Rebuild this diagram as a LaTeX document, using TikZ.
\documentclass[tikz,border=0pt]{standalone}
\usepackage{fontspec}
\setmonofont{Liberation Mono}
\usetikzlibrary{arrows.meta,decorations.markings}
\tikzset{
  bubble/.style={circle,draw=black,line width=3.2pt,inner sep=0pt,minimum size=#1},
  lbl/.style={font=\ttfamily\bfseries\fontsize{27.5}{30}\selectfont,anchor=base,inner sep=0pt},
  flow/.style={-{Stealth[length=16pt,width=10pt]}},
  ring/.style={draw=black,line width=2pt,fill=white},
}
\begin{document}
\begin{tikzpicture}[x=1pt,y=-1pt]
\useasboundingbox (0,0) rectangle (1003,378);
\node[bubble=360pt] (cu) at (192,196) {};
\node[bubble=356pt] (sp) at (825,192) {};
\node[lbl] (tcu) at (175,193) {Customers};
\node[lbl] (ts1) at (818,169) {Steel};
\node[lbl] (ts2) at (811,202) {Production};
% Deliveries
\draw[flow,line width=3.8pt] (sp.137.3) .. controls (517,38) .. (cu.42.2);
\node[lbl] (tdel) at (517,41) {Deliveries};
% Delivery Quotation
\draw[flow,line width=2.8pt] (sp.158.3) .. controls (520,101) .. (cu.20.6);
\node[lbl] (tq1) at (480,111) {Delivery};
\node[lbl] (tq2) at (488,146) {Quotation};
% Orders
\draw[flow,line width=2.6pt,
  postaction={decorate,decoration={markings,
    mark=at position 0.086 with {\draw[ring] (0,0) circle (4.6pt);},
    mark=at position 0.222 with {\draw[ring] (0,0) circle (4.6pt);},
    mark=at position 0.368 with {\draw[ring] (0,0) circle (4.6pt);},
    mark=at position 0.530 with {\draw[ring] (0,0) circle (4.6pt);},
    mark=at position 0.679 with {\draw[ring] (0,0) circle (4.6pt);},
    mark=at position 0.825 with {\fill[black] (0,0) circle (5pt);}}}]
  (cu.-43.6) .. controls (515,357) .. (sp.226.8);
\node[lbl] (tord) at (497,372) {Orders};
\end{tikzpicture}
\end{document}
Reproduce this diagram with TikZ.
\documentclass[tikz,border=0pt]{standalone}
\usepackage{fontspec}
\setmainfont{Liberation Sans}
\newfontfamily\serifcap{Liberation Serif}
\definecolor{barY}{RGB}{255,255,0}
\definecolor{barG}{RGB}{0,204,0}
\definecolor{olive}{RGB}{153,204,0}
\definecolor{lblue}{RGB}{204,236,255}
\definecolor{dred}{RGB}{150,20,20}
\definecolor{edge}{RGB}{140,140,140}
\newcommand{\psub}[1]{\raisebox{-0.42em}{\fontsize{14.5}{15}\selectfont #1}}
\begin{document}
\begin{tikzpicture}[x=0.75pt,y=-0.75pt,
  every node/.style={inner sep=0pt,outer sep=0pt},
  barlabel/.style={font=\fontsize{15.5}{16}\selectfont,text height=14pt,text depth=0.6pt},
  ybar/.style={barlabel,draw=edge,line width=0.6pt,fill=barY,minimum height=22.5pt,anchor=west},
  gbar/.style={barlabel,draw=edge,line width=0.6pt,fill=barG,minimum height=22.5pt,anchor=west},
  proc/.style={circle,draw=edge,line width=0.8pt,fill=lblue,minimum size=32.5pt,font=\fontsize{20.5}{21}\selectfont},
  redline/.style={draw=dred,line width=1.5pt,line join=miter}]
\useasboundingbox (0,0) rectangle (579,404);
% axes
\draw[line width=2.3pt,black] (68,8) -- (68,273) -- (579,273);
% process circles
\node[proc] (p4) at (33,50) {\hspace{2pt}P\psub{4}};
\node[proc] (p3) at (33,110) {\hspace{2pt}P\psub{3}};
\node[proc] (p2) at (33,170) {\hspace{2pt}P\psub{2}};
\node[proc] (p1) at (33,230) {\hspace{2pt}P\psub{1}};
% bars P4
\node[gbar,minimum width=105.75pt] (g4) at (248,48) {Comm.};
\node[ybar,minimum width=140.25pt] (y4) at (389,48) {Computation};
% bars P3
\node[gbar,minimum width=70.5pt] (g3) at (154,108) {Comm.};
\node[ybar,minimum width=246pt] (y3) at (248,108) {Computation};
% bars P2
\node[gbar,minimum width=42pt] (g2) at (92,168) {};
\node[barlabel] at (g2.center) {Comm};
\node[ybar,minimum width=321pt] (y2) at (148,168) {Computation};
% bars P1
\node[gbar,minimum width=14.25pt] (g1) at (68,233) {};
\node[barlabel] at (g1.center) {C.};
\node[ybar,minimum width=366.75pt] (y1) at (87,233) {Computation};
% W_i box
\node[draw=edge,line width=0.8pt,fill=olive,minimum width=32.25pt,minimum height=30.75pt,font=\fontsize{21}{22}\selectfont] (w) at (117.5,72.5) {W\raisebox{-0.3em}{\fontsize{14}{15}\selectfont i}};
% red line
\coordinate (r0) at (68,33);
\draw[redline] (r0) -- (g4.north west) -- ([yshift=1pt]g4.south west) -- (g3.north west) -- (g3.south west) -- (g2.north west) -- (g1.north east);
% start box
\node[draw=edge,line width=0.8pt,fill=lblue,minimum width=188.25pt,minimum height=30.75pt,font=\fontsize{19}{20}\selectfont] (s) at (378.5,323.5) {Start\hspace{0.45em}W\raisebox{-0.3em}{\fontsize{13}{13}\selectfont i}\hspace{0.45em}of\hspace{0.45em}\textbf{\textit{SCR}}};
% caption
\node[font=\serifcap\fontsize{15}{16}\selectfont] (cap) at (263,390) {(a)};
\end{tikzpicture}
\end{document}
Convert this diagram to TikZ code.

• **TASK TO COMPLETE**
Within the data above, pick out all lines holding the word "this".

• **SOLUTION TO THE PROBLEM**
Rebuild this diagram as a LaTeX document, using TikZ.
Reproduce this diagram with TikZ.
Convert this diagram to TikZ code.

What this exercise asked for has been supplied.